Marina Lapenkova
Agence France-Presse
Moscou
« L'intelligentsia appelle à libérer les Pussy Riot », titre la lettre ouverte, placée sur le site de la radio Écho de Moscou.
Nadejda Tolokonnikova, Maria Alekhina et Ekaterina Samoutsevitch, les trois jeunes membres des Pussy Riot, sont en détention provisoire depuis plus de quatre mois pour avoir improvisé le 21 février, cagoulées et avec guitares et sonorisation, une « prière punk » intitulée « Marie mère de Dieu - chasse Poutine! » devant l'autel de la cathédrale du Christ-Sauveur à Moscou.
Elles encourent 7 ans de détention pour « hooliganisme ».
« Nous ne voyons aucun fondement juridique et aucune raison pratique au maintien à l'écart de la société de ces jeunes femmes qui ne présentent aucun danger », ajoutent les signataires.
La Cour suprême russe a réagi dans la journée, soulignant qu'elle ne tolèrerait « aucune pression », et que toute question devait être réglée après jugement par les possibilités d'appel et de pourvoi en cassation.
Parmi les signataires figurent aussi l'écrivain Boris Akounine et le musicien Iouri Chevtchouk, leader du mythique groupe de rock DDT, qui ont joué un rôle de premier plan dans la contestation de ces derniers mois contre le pouvoir de Vladimir Poutine.
Mais figure aussi le nom d'artistes qui n'avaient jusqu'à présent guère affiché leur position politique, voire qui avaient accepté de participer à des clips de soutien à l'ex-agent du KGB pour la présidentielle de mai, comme l'actrice Tchoulpan Khamatova (Good Bye Lenin),
Dans leur texte, les artistes se gardent de se placer sur le terrain politique, mais leur prise de position en faveur des auteures de cette prière anti-Poutine, chantée en pleine mobilisation de l'opposition russe et quelques semaines avant le retour de Vladimir Poutine au Kremlin, ne peut manquer de paraître comme un nouveau désaveu à l'égard du régime incarné par l'ex-agent du KGB.
Cette lettre ouverte est en outre publiée au moment où l'opposition dénonce la montée des pressions en tous genres sur ses leaders dont plusieurs ont connu perquisitions, interrogatoires et interpellations, et sont sous le coup d'enquêtes judiciaires.
« Nous avons des opinions diverses sur l'aspect moral et éthique de l'action de février dans la cathédrale du Christ-Sauveur », soulignent les signataires.

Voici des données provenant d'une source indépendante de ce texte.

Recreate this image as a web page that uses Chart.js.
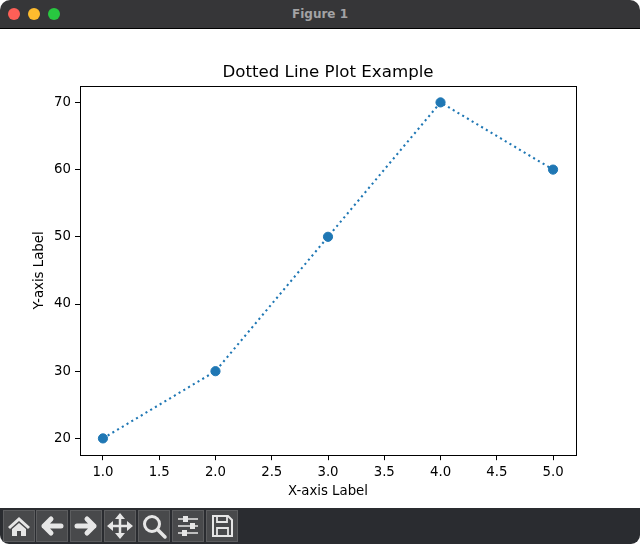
<!DOCTYPE html>
<html>
<head>
<meta charset="utf-8">
<title>Figure 1</title>
<script src="https://cdn.jsdelivr.net/npm/chart.js@4/dist/chart.umd.min.js"></script>
<style>
  html, body { margin:0; padding:0; background:#fff; }
  #win { position:relative; width:640px; height:544px; overflow:hidden; background:#fff; border-radius:10px 10px 9px 9px; font-family:"DejaVu Sans",sans-serif; }
  #titlebar { position:absolute; left:0; top:0; width:640px; height:29px; background:#363638; border-bottom:1px solid #000; box-sizing:border-box; }
  #titlebar span { position:absolute; left:0; right:0; top:7px; text-align:center; font-size:12px; font-weight:bold; color:#a3a3a5; }
  .dot { position:absolute; top:8px; width:12px; height:12px; border-radius:50%; }
  #plot { position:absolute; left:0; top:28px; width:640px; height:480px; }
  #toolbar { position:absolute; left:0; top:508px; width:640px; height:36px; background:#2a2c30; }
  .btn { position:absolute; top:2px; width:32px; height:32px; box-sizing:border-box; background:#48494b; border:1px solid #5c5d5f; }
  .btn svg { position:absolute; left:0; top:0; width:30px; height:30px; }
</style>
</head>
<body>
<div id="win">
  <div id="titlebar">
    <div class="dot" style="left:8px;background:#fe5f57"></div>
    <div class="dot" style="left:28px;background:#febc2e"></div>
    <div class="dot" style="left:48px;background:#28c840"></div>
    <span>Figure 1</span>
  </div>
  <div id="plot"><canvas id="chart" width="640" height="480"></canvas></div>
  <div id="toolbar">
    <div class="btn" style="left:3px"><svg viewBox="0 0 30 30"><path d="M4 16 L15 6 L26 16 L24 18 L15 10 L6 18Z M8 18 L15 12 L22 18 V25 H17 V20 H13 V25 H8Z" fill="#e6e6e6"/></svg></div>
    <div class="btn" style="left:36px"><svg viewBox="0 0 30 30"><path d="M7 15 H24 M14 8 L7 15 L14 22" fill="none" stroke="#e6e6e6" stroke-width="5" stroke-linecap="round" stroke-linejoin="round"/></svg></div>
    <div class="btn" style="left:70px"><svg viewBox="0 0 30 30"><path d="M6 15 H23 M16 8 L23 15 L16 22" fill="none" stroke="#e6e6e6" stroke-width="5" stroke-linecap="round" stroke-linejoin="round"/></svg></div>
    <div class="btn" style="left:104px"><svg viewBox="0 0 30 30"><path d="M15 5 V25 M5 15 H25" stroke="#e6e6e6" stroke-width="2.5"/><path d="M15 2 L20 8 H10Z M15 28 L20 22 H10Z M2 15 L8 10 V20Z M28 15 L22 10 V20Z" fill="#e6e6e6"/></svg></div>
    <div class="btn" style="left:138px"><svg viewBox="0 0 30 30"><circle cx="13" cy="13" r="7.5" fill="none" stroke="#e6e6e6" stroke-width="3"/><path d="M18.5 18.5 L26 26" stroke="#e6e6e6" stroke-width="3.5" stroke-linecap="round"/></svg></div>
    <div class="btn" style="left:172px"><svg viewBox="0 0 30 30"><path d="M5 8 H25 M5 15 H25 M5 22 H25" stroke="#e6e6e6" stroke-width="1.5"/><path d="M10 5 h5 v6 h-5Z M17 12 h5 v6 h-5Z M9 19 h5 v6 h-5Z" fill="#e6e6e6"/></svg></div>
    <div class="btn" style="left:206px"><svg viewBox="0 0 30 30"><path d="M6 5 H21 L25 9 V25 H6Z" fill="none" stroke="#e6e6e6" stroke-width="2"/><path d="M10 5 H20 V11 H10Z M10 17 H21 V25 H10Z" fill="none" stroke="#e6e6e6" stroke-width="1.8"/></svg></div>
  </div>
</div>

<script>
// ================= DATA =================
const xValues = [1, 2, 3, 4, 5];
const yValues = [20, 30, 50, 70, 60];
const xTicks = [1, 1.5, 2, 2.5, 3, 3.5, 4, 4.5, 5];
const yTicks = [20, 30, 40, 50, 60, 70];
const chartTitle = "Dotted Line Plot Example";
const xLabel = "X-axis Label";
const yLabel = "Y-axis Label";

const fontFamily = '"DejaVu Sans", sans-serif';
const lineColor = "#1f77b4";

// ================= AXIS HELPERS =================
function axisOptions(ticks, min, max, decimals, fitSize, fitKey, label, titlePadding){
  return {
    type: "linear",
    min: min,
    max: max,
    afterBuildTicks: scale => { scale.ticks = ticks.map(v => ({ value: v })); },
    afterFit: scale => { scale[fitKey] = fitSize; },
    grid: { drawOnChartArea: false, drawTicks: true, tickLength: 5, color: "#000", tickWidth: 1 },
    border: { display: false },
    ticks: {
      color: "#000",
      padding: 4,
      maxRotation: 0,
      autoSkip: false,
      font: { family: fontFamily, size: 13.3 },
      callback: v => Number(v).toFixed(decimals)
    },
    title: {
      display: true,
      text: label,
      color: "#000",
      font: { family: fontFamily, size: 13.3 },
      padding: titlePadding
    }
  };
}

// all four sides of the axes box, chart.js only gives the two with scales
const frame = {
  id: "frame",
  afterDraw(chart){
    const a = chart.chartArea;
    const c = chart.ctx;
    c.save();
    c.strokeStyle = "#000";
    c.lineWidth = 1;
    const left = Math.round(a.left) + 0.5;
    const top = Math.round(a.top) + 0.5;
    c.strokeRect(left, top, Math.round(a.right) - Math.round(a.left), Math.round(a.bottom) - Math.round(a.top));
    c.restore();
  }
};

// ================= CHART =================
Chart.defaults.animation = false;

new Chart(document.getElementById("chart"), {
  type: "line",
  plugins: [frame],
  data: {
    datasets: [{
      data: xValues.map((x, i) => ({ x: x, y: yValues[i] })),
      borderColor: lineColor,
      backgroundColor: lineColor,
      borderWidth: 2.08,
      borderDash: [2.08, 3.43],
      borderCapStyle: "butt",
      tension: 0,
      fill: false,
      pointRadius: 4.6,
      pointBorderWidth: 1,
      pointBackgroundColor: lineColor,
      pointBorderColor: lineColor
    }]
  },
  options: {
    responsive: false,
    devicePixelRatio: 1,
    layout: { padding: { left: 0, right: 64, top: 32.6, bottom: 0 } },
    plugins: {
      legend: { display: false },
      tooltip: { enabled: false },
      title: {
        display: true,
        text: chartTitle,
        color: "#000",
        fullSize: false,
        font: { family: fontFamily, size: 16.67, weight: "normal" },
        padding: { top: 2, bottom: 3 }
      }
    },
    scales: {
      x: axisOptions(xTicks, 0.796, 5.204, 1, 52.8, "height", xLabel, { top: 0, bottom: 8 }),
      y: axisOptions(yTicks, 17.5, 72.5, 0, 80, "width", yLabel, { top: 32, bottom: 0 })
    }
  }
});
</script>
</body>
</html>
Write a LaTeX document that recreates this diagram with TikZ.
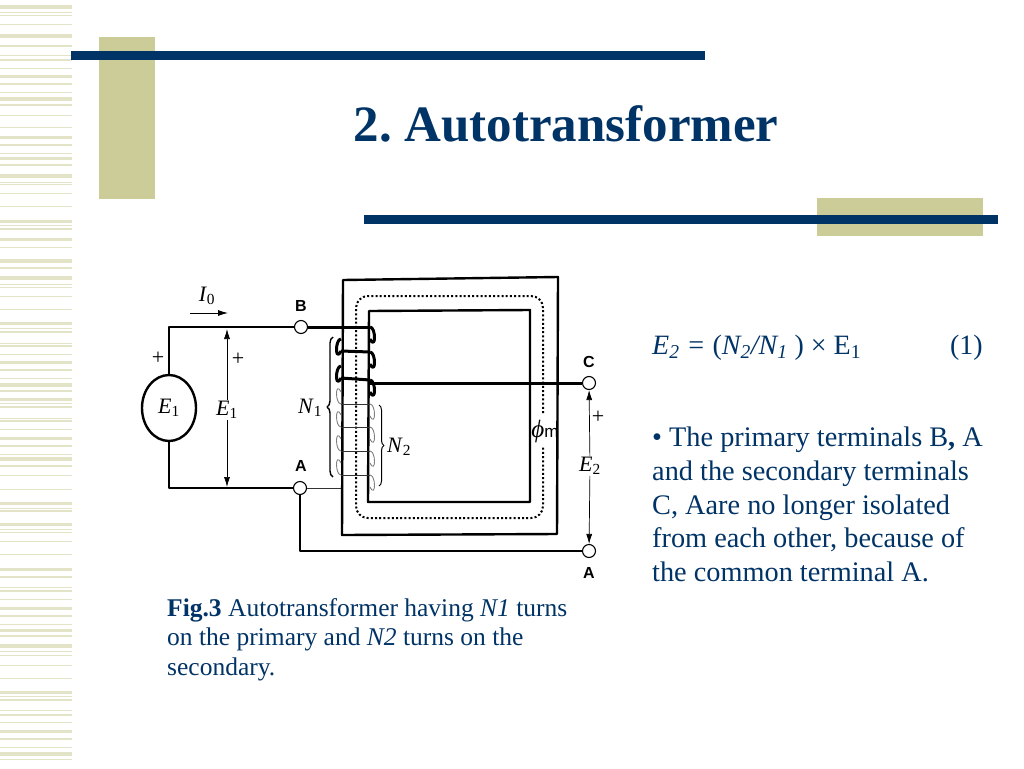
\documentclass[tikz,border=0pt]{standalone}
\usepackage{fontspec}
\setmainfont{Liberation Serif}
\setsansfont{Liberation Sans}
\usetikzlibrary{arrows.meta,shapes.geometric,decorations.pathreplacing}
\definecolor{navy}{HTML}{003366}
\definecolor{tan}{HTML}{CCCC99}
\definecolor{stripe}{HTML}{E3E3C8}
\newcommand{\symlab}[2]{\textit{#1}\textsubscript{\upshape #2}}
\tikzset{
	wire/.style={line width=1.8pt},
	thickwire/.style={line width=3pt},
	thinwire/.style={line width=0.9pt,black!80},
	thinbump/.style={line width=0.9pt,black!50},
	core/.style={line width=2.4pt},
	terminal/.style={circle,draw,fill=white,line width=1.1pt,minimum size=13pt,inner sep=0pt},
	termlabel/.style={font=\sffamily\bfseries\fontsize{16}{16}\selectfont},
	symbol/.style={font=\fontsize{22}{22}\selectfont,inner sep=1pt},
	volt/.style={line width=0.7pt,-{Latex[length=10pt,width=6pt]}},
	bodytext/.style={navy,anchor=north west,align=left,inner sep=0pt},
}
\begin{document}
\begin{tikzpicture}[x=1pt,y=-1pt,line join=round]
\useasboundingbox (0,0) rectangle (1024,768);
\fill [white] (0,0) rectangle (1024,768);
% Stripes
\foreach \y/\h in {7/4,13/1,16/1,25/1,36/4,46/2,56/1,60/2,68/1,76/3,84/2,92/1,99/4,105/2,115/1,127/1,
	137/3,145/2,153/1,158/3,165/2,176/4,182/1,184/1,193/1,206/1,221/3,225/1,229/2,239/3,247/1,259/1,
	261/4,268/2,278/4,284/1,287/1,296/1,309/1,323/3,328/1,332/2,343/1,346/2,354/1,362/3,370/2,378/1,
	385/4,391/2,399/3,403/1,407/2,418/1,421/2,429/1,438/3,446/2,454/1,459/4,466/2,475/1,489/1,503/3,
	508/1,511/2,524/3,529/1,532/1,541/1,554/1,569/3,577/2,587/1,591/2,599/1,608/3,616/2,624/1,630/3,
	636/2,646/4,651/1,655/1,665/1,678/1,692/3,696/1,700/2,710/1,715/2,722/1,731/3,739/2,747/1,754/4,759/1}{
	\fill [stripe] (0,\y-\h/2) rectangle (72,\y+\h/2);
}
% Bars
\fill [tan] (99,37) rectangle (155,199);
\fill [tan] (817,198) rectangle (983,236);
\fill [navy] (71,51) rectangle (705,60);
\fill [navy] (364,215) rectangle (998,224);
\node [navy,anchor=base,font=\bfseries\fontsize{51}{51}\selectfont] (title) at (566,141) {\frenchspacing 2. Autotransformer};
% Core
\draw [core] (343,280)--(558,277)--(557,534)--(342,535)--cycle;
\draw [core] (369,311)--(530,310)--(530,502)--(368,502)--cycle;
% Flux
\coordinate (fluxa) at (543,413);
\coordinate (fluxb) at (543,447);
\draw [line width=2pt,dash pattern=on 2pt off 2.2pt,rounded corners=12pt] (fluxa)--(543,296)--(356,296)--(356,518)--(543,518)--(fluxb);
\node [inner sep=0pt] (phim) at (545,431) {\fontsize{25}{25}\selectfont\textit{ϕ}\textsf{\fontsize{17}{17}\selectfont m}};
% Coil
\foreach \i/\y in {1/327,2/352,3/380}{
	\coordinate (r\i) at (370,\y);
}
\foreach \i/\y in {1/339,2/366}{
	\coordinate (l\i) at (341,\y);
}
\foreach \i/\y in {1/351,2/378}{
	\coordinate (m\i) at (341,\y);
}
\foreach \i in {1,2}{
	\draw [thickwire] (l\i) .. controls +(-6,0) and +(-6,12) .. (m\i);
	\draw [thickwire] (m\i) -- (r\the\numexpr\i+1\relax);
}
\foreach \i in {1,2,3}{
	\draw [thickwire] (r\i) .. controls +(6,0) and +(6,12) .. +(0,12);
}
\foreach \i/\y in {1/404,2/427,3/451,4/475}{
	\coordinate (p\i) at (341,\y);
	\coordinate (q\i) at (370,\y);
	\draw [thinwire] (p\i) -- (q\i);
	\draw [thinbump] (p\i) .. controls +(-6,0) and +(-6,-12) .. +(0,-12);
	\draw [thinbump] (q\i) .. controls +(6,0) and +(6,12) .. +(0,12);
}
% Terminals
\node [terminal] (B) at (301,327) {};
\node [terminal] (A) at (300,488) {};
\node [terminal] (C) at (589,383) {};
\node [terminal] (A2) at (589,551) {};
\node [termlabel] (labB) at (301,306) {B};
\node [termlabel] (labA) at (301,466) {A};
\node [termlabel] (labC) at (589,362) {C};
\node [termlabel] (labA2) at (589,573) {A};
% Source
\node [ellipse,draw,line width=2.4pt,minimum width=54pt,minimum height=66pt,inner sep=0pt,font=\fontsize{22}{22}\selectfont] (src) at (169,408) {\symlab{E}{1}};
\node [symbol] (plussrc) at (158,358) {+};
\coordinate (corner) at (300,551);
\coordinate (coilin) at (341,488);
\draw [wire] (src.north) |- (B);
\draw [wire] (src.south) |- (A);
\draw [thickwire] (B) -- (r1);
\draw [thickwire] (r3|-C) -- (C);
\draw [thinwire] (A) -- (coilin);
\draw [wire] (A) -- (corner) -- (A2);
% Current
\coordinate (ia) at (190,313);
\coordinate (ib) at (228,313);
\node [symbol] (I0) at (207,296) {\symlab{I}{0}};
\draw [line width=0.9pt,-{Latex[length=10pt,width=6pt]}] (ia) -- (ib);
% Voltages
\node [symbol] (E1) at (227,410) {\symlab{E}{1}};
\coordinate (e1top) at (227,329);
\coordinate (e1bot) at (227,487);
\draw [volt] (E1) -- (e1top);
\draw [volt] (E1) -- (e1bot);
\node [symbol] (pluse1) at (238,359) {+};
\node [symbol] (E2) at (590,466) {\symlab{E}{2}};
\draw [volt] (E2) -- (C);
\draw [volt] (E2) -- (A2);
\node [symbol] (pluse2) at (598,417) {+};
% Braces
\coordinate (n1bot) at (333,477);
\coordinate (n1top) at (333,337);
\coordinate (n2top) at (379,405);
\coordinate (n2bot) at (379,486);
\draw [line width=1.4pt,decorate,decoration={brace,amplitude=6pt}] (n1bot) -- (n1top);
\draw [line width=1pt,decorate,decoration={brace,amplitude=5pt}] (n2top) -- (n2bot);
\node [symbol] (N1) at (310,408) {\symlab{N}{1}};
\node [symbol] (N2) at (399,447) {\symlab{N}{2}};
% Text
\node [bodytext,font=\fontsize{25.5}{29.7}\selectfont] (caption) at (167,598) {\textbf{Fig.3} Autotransformer having \textit{N1} turns\\on the primary and \textit{N2} turns on the\\secondary.};
\node [navy,anchor=base west,inner sep=0pt,font=\fontsize{28}{28}\selectfont] (eqn) at (652,354) {\textit{E\textsubscript{2} =} (\textit{N\textsubscript{2}/N\textsubscript{1}} ) × E\textsubscript{1}};
\node [navy,anchor=base east,inner sep=0pt,font=\fontsize{28}{28}\selectfont] (eqnum) at (983,354) {(1)};
\node [bodytext,font=\fontsize{28.3}{33.6}\selectfont] (points) at (652,427) {• The primary terminals B\textbf{,} A\\and the secondary terminals\\C, Aare no longer isolated\\from each other, because of\\the common terminal A.};
\end{tikzpicture}
\end{document}
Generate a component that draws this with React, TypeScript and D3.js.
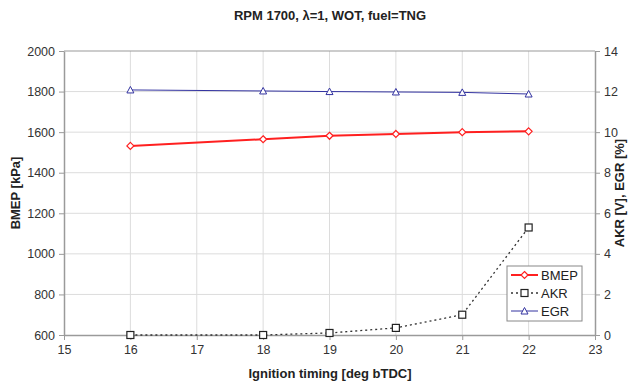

« Mais (...) les jeunes femmes n'ont ni tué, ni volé, ni exercé de violences. La Russie est un État laïque, et aucun acte anticlérical, s'il ne tombe pas sous le coup d'un article du Code pénal, ne peut faire l'objet de poursuites pénales », écrivent-ils.
« Les poursuites pénales contre les Pussy Riot discréditent le système judiciaire russe et minent la confiance dans les institutions dans leur ensemble », ajoutent-ils.
« Une atmosphère d'intolérance grandit dans la société, qui mène à la confrontation et à la radicalisation », mettent-ils en garde.
L'affaire Pussy Riot a suscité de nombreuses réactions de désapprobation, dans un pays qui a connu depuis la chute du régime soviétique en 1991 un renouveau religieux.
Mais de nombreuses personnalités revendiquant leur appartenance à la communauté orthodoxe ont désapprouvé la gravité des charges retenues contre les jeunes femmes, leur maintien en détention, et l'extrême fermeté de la position du patriarcat de Moscou, qui a souhaité les voir sévèrement punies.
Les jeunes femmes ont affirmé avoir voulu notamment dénoncer la « collusion de l'Église et de l'État » en Russie.
Amnistie Internationale et l'ONG russe Mémorial ont réclamé leur libération, et le délégué pour les droits de l'homme auprès du Kremlin Vladimir Loukine a demandé une attitude « chrétienne » à leur égard.